Boston

Barbara Grad

Bernard Toale Gallery

In her large paintings and small watercolor and ink studies, Barbara Grad renders the view from her studio window in stunning abstract forms. The bushes, trees, flowers, sloping hills, and fields become biomorphic shapes—resembling seeds, leaves, and branches—all of which seem about to blossom or bear fruit. The eight oil-on-linen paintings included in this, Grad’s first Boston solo show, represent the culmination of years of travel during which she painted both realistic and abstract landscapes. The mountains, hills, and exotic flora of Hawaii, New Mexico, and Portugal have evolved into organic abstractions of a sprawling New England landscape.

Grad’s carefully worked paintings comprise several layers of soft washes topped with tightly formed white and black lines that bring the organic forms she favors into focus.

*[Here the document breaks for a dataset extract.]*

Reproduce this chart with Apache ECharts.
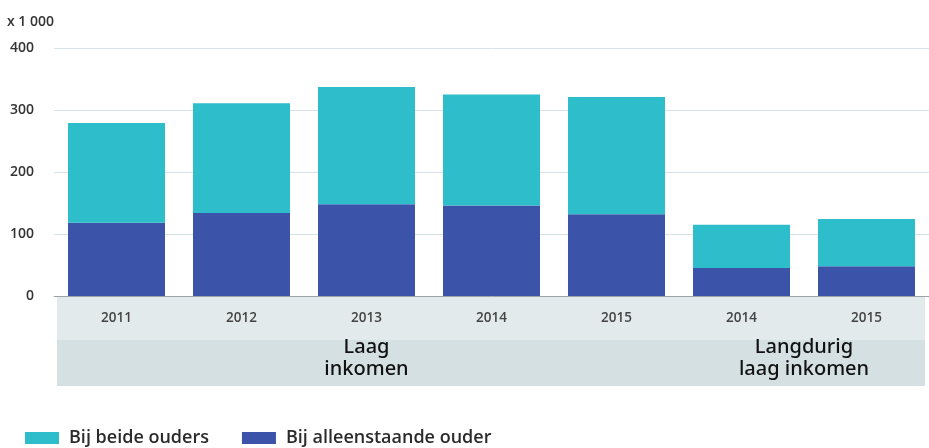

The exuberant colors—predominantly oranges, grays, browns, blacks, and soft blues—are drawn from nature, though heightened for dramatic and decorative impact. The primitive stylizations and pictographic lines call to mind the work of Adolf Gottlieb in the late ’40s, while the ovoid forms evoke Arthur Dove’s own abstractions.

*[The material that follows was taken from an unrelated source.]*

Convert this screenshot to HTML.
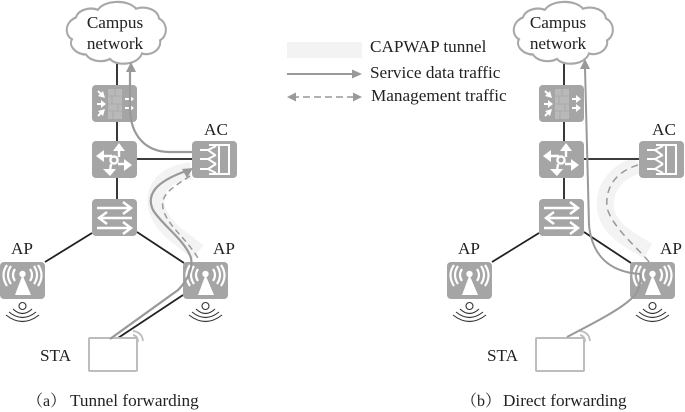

Grad’s lyrical paintings reflect not only seasonal changes but her own reactions to those changes. In Beginnings (all works 1996), the artist translates her longing for spring by painting pod forms and treetops on a hot orange ground, while the upper portion of the canvas is dominated by a cool gray, black, and white geometric configuration that suggests the barren landscape of winter. Black ovoid seeds are sprinkled among the stylized branches of a dead tree, below which a snakelike black curlicue commingles with a podlike series of gray and black concentric circles. A subtle gray totemic form separates the black “male” stem from a blastula-like treetop in full bloom.

Grad’s ability to make work at once spontaneous and controlled is most evident in Whispers. A ground of gray, tan, brown, and green fluid washes is punctuated by black and white floral and ovoid glyphs in a joyous celebration of her garden in full summer bloom. A central Miró-esque black flower balances on a stem embraced and supported by a white caduceus, while other “stems” are topped with nonspecific flowers and milkweed. All growth seems to emerge from a giant black, green, and blue mother pod.

Grad’s sumi ink and watercolor studies for her newest series of nature dreamscapes are simpler, highly poetic images. Each of the six four-by-six-inch artist’s books, all entitled “Origins,” open like accordions, echoing the many layers out of which she builds her large canvases.